An August Forest
Where has all the energy gone?
The frantic activity of spring is a distant memory. The daily arrivals, the singing out for territory and mates. Frantic nest building, the exhausting back and forth, a thousand times, searching, hunting, feeding. But it was nothing compared to the fledglings. Oh, the drama played out before us each day!
Now, August reveals a forest of quiet calm and stillness. Crickets are heard throughout the daytime. Yellow billed cuckoo only briefly call during the hottest part of the afternoon and Mourning doves occasionally coo from the branches of pine.
A barred owl can make you pause in the pulling, picking, and pruning of harvest so you can give it your full attention. It is odd to hear their barking during the day, it focuses your attention, and brings you into the moment.
The only dependable source of song is from the wren.
Almost every morning, at first light, she announces the dawn.

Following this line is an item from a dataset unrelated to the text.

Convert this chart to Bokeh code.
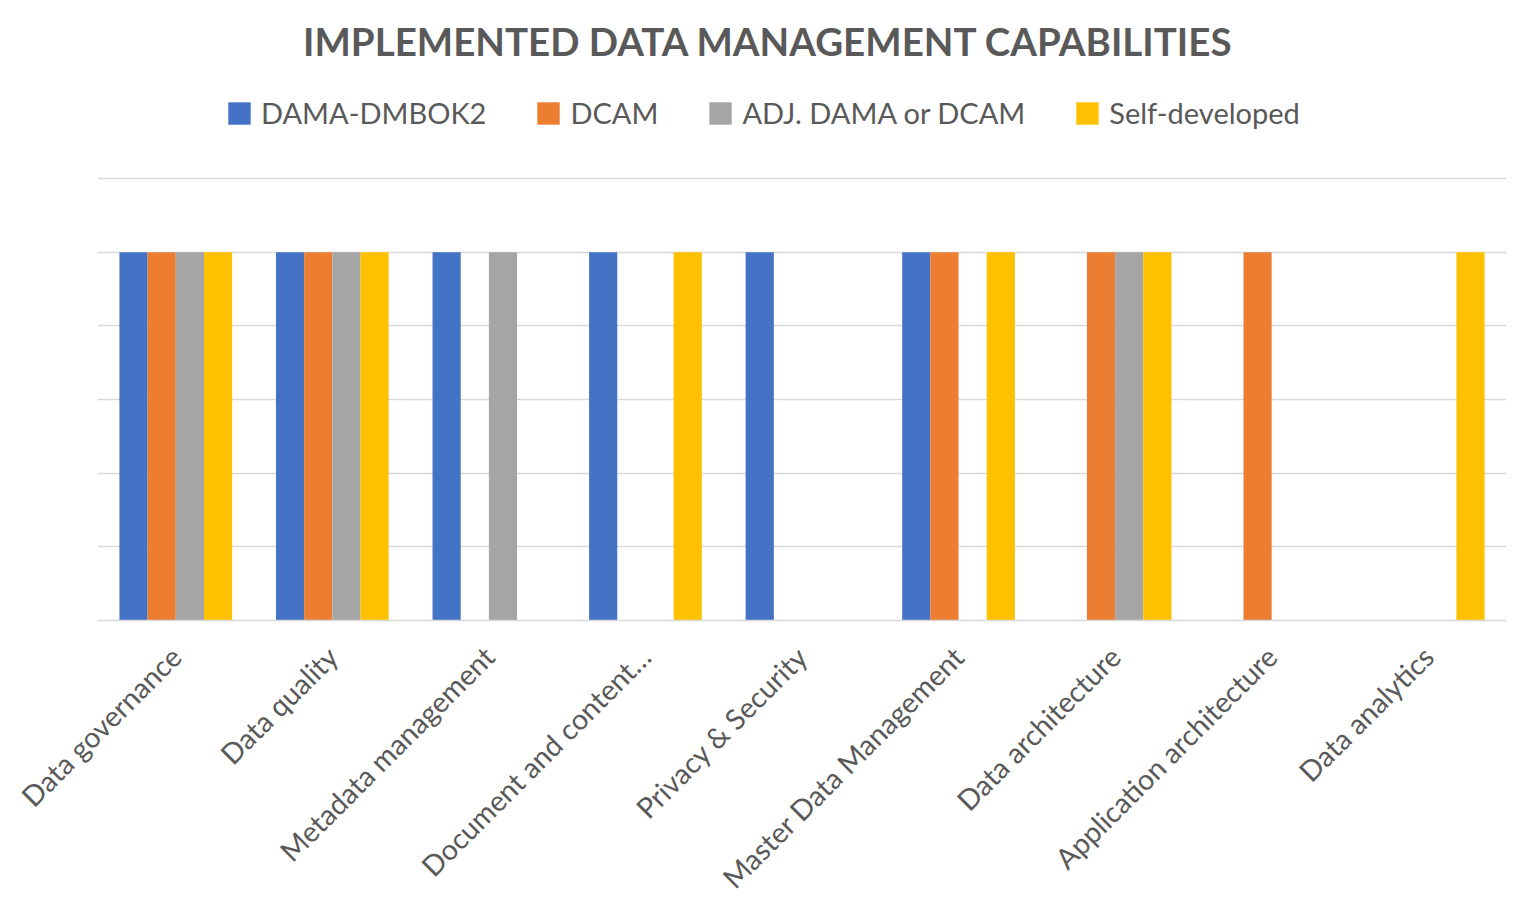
import math
from bokeh.plotting import figure
from bokeh.models import FactorRange, Range1d, FixedTicker, Legend, LegendItem, Label
from bokeh.transform import dodge
from bokeh.embed import file_html
from bokeh.resources import INLINE

categories = ["Data governance", "Data quality", "Metadata management",
              "Document and content…", "Privacy & Security",
              "Master Data Management", "Data architecture",
              "Application architecture", "Data analytics"]
series_names = ["DAMA-DMBOK2", "DCAM", "ADJ. DAMA or DCAM", "Self-developed"]
dama = [1, 1, 1, 1, 1, 1, 0, 0, 0]
dcam = [1, 1, 0, 0, 0, 1, 1, 1, 0]
adj = [1, 1, 1, 0, 0, 0, 1, 0, 0]
selfdev = [1, 1, 0, 1, 0, 1, 1, 0, 1]
grid_ticks = [0, 0.2, 0.4, 0.6, 0.8, 1.0, 1.2]

colors = ["#4472C4", "#ED7D31", "#A5A5A5", "#FFC000"]
TXT = "#595959"

W, H = 1520, 910
frame_bottom = 620  # canvas px
frame_grid_top = 178
y_end = 1.2 + frame_grid_top * 1.2 / (frame_bottom - frame_grid_top)

p = figure(width=W, height=H, x_range=FactorRange(*categories, range_padding=0),
           y_range=Range1d(0, y_end), output_backend="svg", toolbar_location=None,
           min_border_left=97, min_border_right=14, min_border_top=0,
           min_border_bottom=H - frame_bottom, outline_line_color=None)
p.background_fill_color = "white"
p.border_fill_color = "white"

data = dict(cat=categories, dama=dama, dcam=dcam, adj=adj, selfdev=selfdev)
keys = ["dama", "dcam", "adj", "selfdev"]
offsets = [-0.27, -0.09, 0.09, 0.27]
rs = []
for k, off, c in zip(keys, offsets, colors):
    r = p.vbar(x=dodge("cat", off, range=p.x_range), top=k, width=0.18,
               source=data, fill_color=c, line_color=None)
    rs.append(r)

p.yaxis.visible = False
p.ygrid.ticker = FixedTicker(ticks=grid_ticks)
p.ygrid.grid_line_color = "#d9d9d9"
p.ygrid.grid_line_width = 1.5
p.xgrid.grid_line_color = None

xa = p.xaxis[0]
xa.axis_line_color = "#d9d9d9"
xa.axis_line_width = 1.5
xa.major_tick_line_color = None
xa.minor_tick_line_color = None
xa.major_label_orientation = math.pi / 4
xa.major_label_text_font = "Lato"
xa.major_label_text_font_size = "28.5px"
xa.major_label_text_color = TXT
xa.major_label_standoff = 25

legend = Legend(items=[LegendItem(label=n, renderers=[r]) for n, r in zip(series_names, rs)],
                orientation="horizontal", location=(128, 490),
                glyph_width=28, glyph_height=28, label_standoff=8, spacing=48,
                padding=0, margin=0, border_line_color=None, background_fill_alpha=0,
                label_text_font="Lato", label_text_font_size="29px",
                label_text_color=TXT)
p.add_layout(legend, "center")

title = Label(x=671, y=580, x_units="screen", y_units="screen",
              text="IMPLEMENTED DATA MANAGEMENT CAPABILITIES",
              text_font="Lato", text_font_style="bold", text_font_size="38.5px",
              text_color=TXT, text_align="center", text_baseline="middle")
p.add_layout(title)

open("out.html", "w").write(file_html(p, INLINE))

I have grown so fond of her. So, expecting of her dominance and expertise over the morning garden that I let her conduct her own inspections. As she allows mine.
Although checklists may differ, I find we complement each other.
An hour after dusk, the katydids take over and eclipse all but coyotes, barred owls and if we are fortunate, screech owls.
To list them all sounds like there is still so much going on.
I suppose there is.
New fungi appear each day on the forest floor and on the skeletal remains of dead and dying trees.
I was excited to find a small gathering of “ghost pipe” this week. A ghostly white parasitic plant completely devoid of chlorophyll.
Acorns are maturing on the oaks, elderberry is ripe, and the blue fortune hyssop plays host to butterflies and bumble bees all day long.
It seemed like yesterday, wood thrushes, and cardinals serenaded us into the evening.
Each year is different. The cycles of plants and animals change. Last year, scarlet tanagers, indigo buntings and hermit thrushes were everywhere and the dominant song of the woodland.
This year has seen an abundance of robins and chipping sparrows. Neither bird has diminished the forest aria.
I threw the ball for our German shepherds Bosley and Lucy this evening, then walked up to the “Orchard house”.
I sat with them on the deck overlooking the orchard. Their panting sounded like two freight trains and was so intense it shook my chair.
Summer is coming to its end.
We are another year older.
My passion for life has not diminished as summers has. She seems tired. I feel inspired.
It won’t be till winters end
before we see spring again.
Then we will dance across the ridgetops, down the hillsides and into the valleys and hollows in our lovers embrace. She’ll have so much to show us and we’ll be as excited as she.
Today while walking in the woods I found a dead cedar waxwing.
It didn’t seem injured in any way. It’s breast was plump and eyes clear.
It made me remember, not many animals of the forest have the privilege of living into old age.
I wondered if this one left with such a luxury?
Summers end flows on like a soothing sigh of relief.
Soon the weeding will end, the cropping, the pruning. The manipulation, the controlling of chaos, a summers long battle to prevent the forest from taking back our gardens and orchard.
In time, the forest will win, and we will be part of it’s history. A brief footprint covered in humus. Maybe the forest will whisper our song, as every seed planted was a note and every life saved and returned to the forest an instrument.
Two of our dogs are buried here. Eddy the crow and Flo’ the flying squirrel, their bones lay here as well. Valued members of our tribe.
Our legacy will be one of nurturing life. I ‘ll leave my bones here too, and walk into eternity with that on my resume’ .




So glad to know you want to decompose along with beloved pets on the land you have called home. I really hope to do that, too. All you have to do legally is put the plot on the deed to your land, and be buried 3-4 feet deep, not near a water source. I want to contribute to the circle of life as quickly as possible!
Lovely - I was working on a similar theme 2000 miles away in the Colorado Foothills. Watching the last fledglings take off, the commotion has quieted. It seems we were just watching the spring migrations, and now they will be heading back south. Much to do before the season of dormancy, but the changes are all around us.